A FORÇA DO ATO CRIADOR
Mondrian e as 'Noites de Lua Cheia'.
'Une idée etait de faire un filme sur un fond noir et gris avec des taches des couleurs vives.', Eric Rohmer
Num filme em que domina o preto e o cinzento, o vermelho, o amarelo e o azul não podemos de deixar de nos lembrar das pinturas de Mondrian. Numa entrevista a Eric Rohmer (1920-2010) ouve-se que toda a imagética do filme 'Noites de Lua Cheia' (1984) tivera como influência duas das composições do pintor modernista - uma das reproduções aparece na sala de Rémi.
Ora, 'Noites de Lua Cheia' é um filme que reflete tendências pós-modernistas, e traz referências antigas (escolhidas por Pascale Ogier) tais como a Bauhaus e De Stijl.
'Personellement je suis de la génération qui se à détacher de Mondrian, qui à assumi cette influence a sa jeunesse et qui à essayer de réagir contre l'abstraction. Mon goût aux cinema et une réaction contre l'abstraction. C'est assez curieux de voir que la jeune génération reviens à Mondrian.', Eric Rohmer
O filme desenvolve-se sob uma grande espontaneidade e naturalidade - há desencontros, mal-entendidos e equívocos - mas os objetos, os móveis, as lâmpadas e as roupas estruturam-se sistematicamente e compõem imagens luxuosamente pensadas e ordenadas.
O filme conta a história da frágil e etérea Louise (Pascale Ogier), dividida entre Marne-la-Vallée e Paris. Louise é uma personagem deslocada, não em sentido espacial mas em sentido temporal. As duas casas de Louise revelam um controlo absoluto sobre os objectos no espaço, porém afirma-se em simultâneo uma grande distância entre o discurso e o comportamento da personagem.
'Camille: Je t'ai apporté ces catalogues (Memphis Milano). Je pensais que ça t'intéresserait.
Louise: Oh, c'est formidable! Où est-ce que tu les a trouvés.
Camille: À Milan. Je rentre d'Italie. Tu ne savais pas? C'est lá que tu travailles?
Louise: Oui. Enfin, je fais des lampes avec des tubes incroyables, qui sont nouveaux, avec tout un système de mirroir, tu vois, qui réfléchit la lumière... Et puis j'ai fait peindre des petits embouts, un pied.
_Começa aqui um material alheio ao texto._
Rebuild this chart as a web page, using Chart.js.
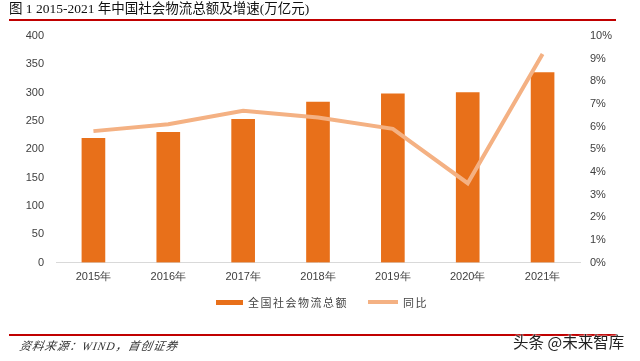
<!DOCTYPE html>
<html>
<head>
<meta charset="utf-8">
<script src="https://cdn.jsdelivr.net/npm/chart.js@4.4.1/dist/chart.umd.min.js"></script>
<style>
  html, body { margin: 0; padding: 0; background: #fff; }
  #wrap { position: relative; width: 640px; height: 361px; overflow: hidden; }
  #c { position: absolute; left: 0; top: 0; }
  .title { position: absolute; left: 9px; top: 0px; font-family: "Liberation Serif", "Noto Sans CJK SC", serif; font-size: 13.5px; line-height: 18px; color: #111; white-space: nowrap; }
  .rule { position: absolute; height: 2px; background: #c00000; }
  .legend { position: absolute; top: 294px; left: 0; width: 640px; font-family: "Noto Sans CJK SC", sans-serif; font-size: 11px; color: #444; }
  .lg { position: absolute; display: flex; align-items: center; white-space: nowrap; letter-spacing: 1.5px; }
  .sw { display: inline-block; width: 27px; margin-right: 5px; }
  .source { position: absolute; left: 20px; top: 337px; font-family: "Noto Sans CJK SC", "Liberation Serif", serif; font-size: 11.5px; font-style: italic; color: #333; letter-spacing: 1px; white-space: nowrap; transform: skewX(-10deg); }
  .source .lat { font-family: "Liberation Serif", serif; }
  .wm { position: absolute; left: 513px; top: 330px; font-family: "Noto Sans CJK SC", sans-serif; font-size: 15.5px; color: #222; white-space: nowrap; text-shadow: 0 0 2px #fff, 0 0 2px #fff; }
</style>
</head>
<body>
<div id="wrap">
  <canvas id="c" width="640" height="361"></canvas>
  <div class="title">图 1 2015-2021 年中国社会物流总额及增速(万亿元)</div>
  <div class="rule" style="left:9px; top:19px; width:607px;"></div>
  <div class="legend">
    <div class="lg" style="left:216px;"><span class="sw" style="height:5px;background:#E8701A;"></span>全国社会物流总额</div>
    <div class="lg" style="left:368px;"><span class="sw" style="height:4px;background:#F4B183;width:30px;"></span>同比</div>
  </div>
  <div class="rule" style="left:9px; top:334px; width:607px;"></div>
  <div class="source">资料来源：<span class="lat">WIND</span>，首创证券</div>
  <div class="wm">头条 @未来智库</div>
</div>
<script>
const categories = ["2015年", "2016年", "2017年", "2018年", "2019年", "2020年", "2021年"];
const totalValues = [219.2, 229.7, 252.8, 283.1, 298.0, 300.1, 335.2];
const yoyValues = [5.8, 6.1, 6.7, 6.4, 5.9, 3.5, 9.2];
const leftTicks = [0, 50, 100, 150, 200, 250, 300, 350, 400];
const rightTicks = [0, 1, 2, 3, 4, 5, 6, 7, 8, 9, 10];

const tickFont = { family: "'Liberation Sans', Arial, sans-serif", size: 11 };
const tickColor = "#404040";

new Chart(document.getElementById("c"), {
  data: {
    labels: categories,
    datasets: [
      {
        type: "line",
        label: "同比",
        data: yoyValues,
        yAxisID: "y1",
        borderColor: "#F4B183",
        borderWidth: 4,
        pointRadius: 0,
        tension: 0,
        fill: false,
        order: 0
      },
      {
        type: "bar",
        label: "全国社会物流总额",
        data: totalValues,
        yAxisID: "y",
        backgroundColor: "#E8701A",
        barThickness: 23,
        order: 1
      }
    ]
  },
  options: {
    responsive: false,
    animation: false,
    devicePixelRatio: 1,
    layout: { padding: { left: 0, right: 0, top: 36, bottom: 0 } },
    plugins: { legend: { display: false }, tooltip: { enabled: false } },
    scales: {
      x: {
        grid: { display: false, drawTicks: false },
        border: { display: true, color: "#D9D9D9", width: 1 },
        ticks: { font: tickFont, color: tickColor, padding: 8, maxRotation: 0 },
        afterFit(s) { s.height = 98.5; }
      },
      y: {
        position: "left",
        min: 0, max: 400,
        afterBuildTicks(s) { s.ticks = leftTicks.map(v => ({ value: v })); },
        grid: { display: false, drawTicks: false },
        border: { display: false },
        ticks: { font: tickFont, color: tickColor, padding: 12 },
        afterFit(s) { s.width = 56; }
      },
      y1: {
        position: "right",
        min: 0, max: 10,
        afterBuildTicks(s) { s.ticks = rightTicks.map(v => ({ value: v })); },
        grid: { display: false, drawTicks: false },
        border: { display: false },
        ticks: { font: tickFont, color: tickColor, padding: 10, callback: v => v + "%" },
        afterFit(s) { s.width = 60; }
      }
    }
  }
});
</script>
</body>
</html>
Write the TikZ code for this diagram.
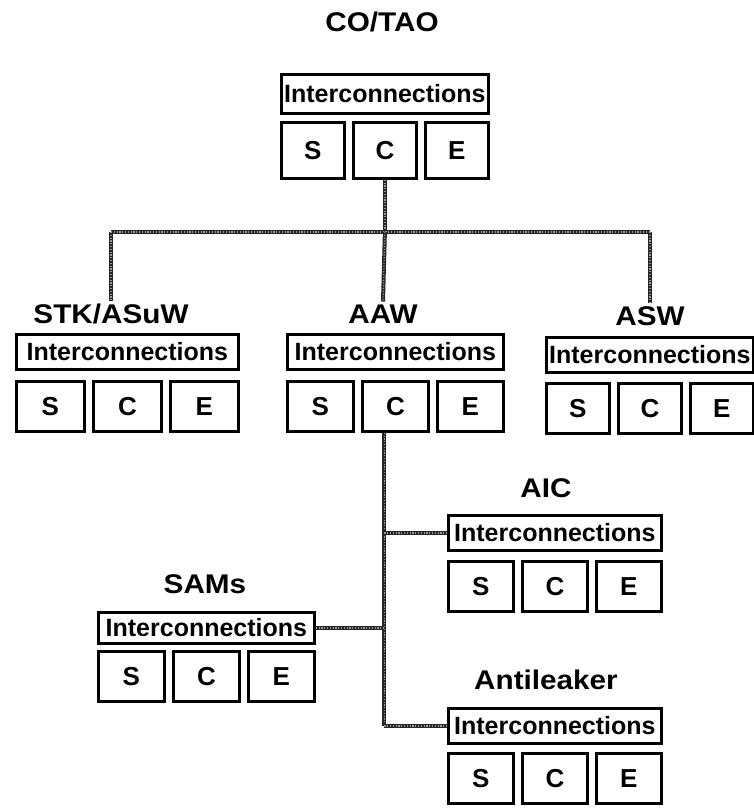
\documentclass[tikz,border=0pt]{standalone}
\usepackage{fontspec}
\setmainfont{Liberation Sans}
\newfontfamily\ttlfont{Liberation Sans}[FakeStretch=1.1]
\usetikzlibrary{calc}
\tikzset{
  ibox/.style={draw, line width=2.8pt, rectangle, inner sep=0pt, anchor=north west, font=\fontsize{25}{28}\selectfont\bfseries},
  sbox/.style={draw, line width=2.8pt, rectangle, inner sep=0pt, anchor=north west, font=\fontsize{26}{28}\selectfont\bfseries},
  ttl/.style={inner sep=3pt, font=\ttlfont\fontsize{27}{30}\selectfont\bfseries},
  link/.style={draw=black!85, line width=4pt, postaction={draw=black!40, line width=1.2pt, dash pattern=on 1.2pt off 1.6pt}}
}
% #1 name, #2 left, #3 box top, #4 width, #5 box height, #6 sce top, #7 sce height
\newcommand\modul[7]{%
  \pgfmathsetmacro\sw{(#4-18)/3}%
  \node[ibox, minimum width=#4pt, minimum height=#5pt] (#1I) at (#2,#3) {Interconnections};
  \node[sbox, minimum width=\sw pt, minimum height=#7pt] (#1S) at (#2,#6) {S};
  \node[sbox, minimum width=\sw pt, minimum height=#7pt] (#1C) at ({#2+\sw+9},#6) {C};
  \node[sbox, minimum width=\sw pt, minimum height=#7pt] (#1E) at ({#2+2*\sw+18},#6) {E};
}
\begin{document}
\begin{tikzpicture}[x=1pt,y=-1pt]
\useasboundingbox (0,0) rectangle (753,808);
% modules
\modul{cotao}{280}{73}{207}{39}{121}{56}
\modul{stk}{15}{333}{222}{35}{380}{50}
\modul{aaw}{286}{333}{216}{35}{380}{50}
\modul{asw}{545}{336}{207}{35}{382}{50}
\modul{aic}{447}{514}{213}{35}{560}{50}
\modul{sams}{97}{611}{216}{31}{650}{50}
\modul{ant}{447}{707}{213}{35}{752}{50}
% titles
\node[ttl] (cotaoT) at (382,22) {CO/TAO};
\node[ttl] (stkT) at (111,314) {STK/ASuW};
\node[ttl] (aawT) at (383,314) {AAW};
\node[ttl] (aswT) at (650,316) {ASW};
\node[ttl] (aicT) at (546,488) {AIC};
\node[ttl] (samsT) at (205,584) {SAMs};
\node[ttl] (antT) at (546,680) {Antileaker};
% bus
\coordinate (busL) at (111,232);
\coordinate (busR) at (aswT.north |- busL);
\coordinate (busM) at (cotaoC.south |- busL);
\coordinate (trunk) at ([xshift=-11pt]aawC.south);
\draw[link] (cotaoC.south) -- (busM);
\draw[link] (busL) -- (busR);
\draw[link] (busL) -- (stkT.north);
\draw[link] (busM) -- (aawT.north);
\draw[link] (busR) -- (aswT.north);
\draw[link] (trunk) -- (trunk |- antI.west);
\draw[link] (trunk |- aicI.west) -- (aicI.west);
\draw[link] (samsI.east) -- (trunk |- samsI.east);
\draw[link] (trunk |- antI.west) -- (antI.west);
\end{tikzpicture}
\end{document}
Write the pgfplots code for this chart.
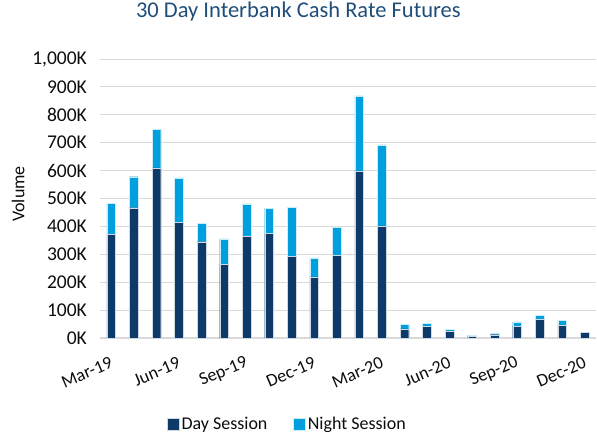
\documentclass[border=0pt]{standalone}
\usepackage{fontspec}
\setmainfont{Carlito}
\usepackage{pgfplots}
\pgfplotsset{compat=1.18}
\definecolor{day}{RGB}{14,58,106}
\definecolor{night}{RGB}{0,160,222}
\definecolor{gridc}{RGB}{217,217,217}
\definecolor{titlec}{RGB}{31,78,121}
\definecolor{txt}{RGB}{13,13,13}
\begin{document}
\begin{tikzpicture}
\useasboundingbox (0,0) rectangle (597pt,434pt);
\begin{axis}[
  at={(100pt,96pt)}, anchor=south west,
  scale only axis, width=496pt, height=279pt,
  xmin=-0.5, xmax=21.5, ymin=0, ymax=1000,
  ybar stacked, bar width=8.7pt,
  axis x line*=bottom, axis y line*=left,
  x axis line style={draw=gridc, line width=1.2pt, -},
  y axis line style={draw=none},
  major tick length=0pt,
  ymajorgrids, grid style={gridc, line width=0.8pt},
  ytick={0,100,...,1000},
  yticklabels={0K,100K,200K,300K,400K,500K,600K,700K,800K,900K,{1,000K}},
  xtick={0,3,...,21},
  xticklabels={Mar-19,Jun-19,Sep-19,Dec-19,Mar-20,Jun-20,Sep-20,Dec-20},
  xticklabel style={xshift=0.5pt, yshift=-24pt, rotate=23, anchor=east, inner sep=0pt,
    font=\fontsize{18}{21}\selectfont, text=txt},
  yticklabel style={inner sep=0pt, xshift=-13pt, font=\fontsize{19.5}{22}\selectfont, text=txt},
  every axis title shift/.style={},
  ylabel={Volume},
  ylabel style={at={(axis description cs:-0.165,0.516)}, anchor=center, font=\fontsize{18}{21}\selectfont, text=txt},
  title={30 Day Interbank Cash Rate Futures},
  title style={at={(axis description cs:0.400,1.1505)}, anchor=center, font=\fontsize{22.5}{26}\selectfont, text=titlec},
  legend columns=2,
  legend style={at={(axis description cs:0.378,-0.308)}, anchor=center, draw=none, fill=none,
    font=\fontsize{18}{21}\selectfont, text=txt, nodes={inner sep=2pt},
    /tikz/every even column/.append style={column sep=24pt}},
  legend image code/.code={\fill[#1] (0pt,-6pt) rectangle (12pt,6pt);},
]
\addplot[fill=day, draw=white!80!day, line width=0.3pt] coordinates {
(0,372) (1,467) (2,610) (3,414) (4,345) (5,263) (6,365) (7,375) (8,292) (9,219) (10,296)
(11,599) (12,402) (13,33) (14,43) (15,23) (16,5) (17,12) (18,43) (19,66) (20,45) (21,21)};
\addlegendentry{Day Session}
\addplot[fill=night, draw=white!80!night, line width=0.3pt] coordinates {
(0,111) (1,111) (2,139) (3,160) (4,67) (5,92) (6,116) (7,90) (8,176) (9,68) (10,101)
(11,269) (12,290) (13,17) (14,10) (15,9) (16,5) (17,5) (18,15) (19,15) (20,19) (21,0)};
\addlegendentry{Night Session}
\end{axis}
\end{tikzpicture}
\end{document}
Je travaille sur les couleurs.'
Nas pinturas de Mondrian é dada sobretudo importância aos valores mais primários: a linha, o plano e a cor. Mondrian, ao contrário dos cubistas, desejava passar a uma síntese formalmente rígida e ordenada (em que predominam as cores elementares, o branco, que é luz e o preto, que é não-luz). Argan acredita que Mondrian desejava revelar que as pinturas devem fazer transparecer a estrutura constante da consciência, apesar de todas as diversas e complexas experiências da realidade. Mondrian tentava reduzir ao mínimo a matéria complexa da realidade (em termos de cor, luz, e distância). O pintor transformava fenómenos em ideias feitas, 'que tinham a clareza, o carácter absoluto e a verdade intrínseca do pensamento pensado.' (Argan, 1992)
Para Mondrian, o artista tinha o dever de demonstrar (e de levar a todos) como descobriu uma verdade - porque acreditava que a pintura é um projeto de vida social, capaz de resolver as suas contradições diárias.
Mondrian demonstrava, sobretudo, que ao contrário do que se pensa, as sensações não são confusas, são antes do domínio da lógica e podem ordenar-se.
Sendo assim, o tão magnífico equilíbrio visual da fotografia de 'Noites de Lua Cheia', que contrasta mas ordena a desorientação e as contradições de Louise, é conseguida, tal como nas pinturas de Mondrian, através de uma forte unidade de cores (estas adquirem diferentes significados ao longo do filme) e de uma rigorosa organização espacial.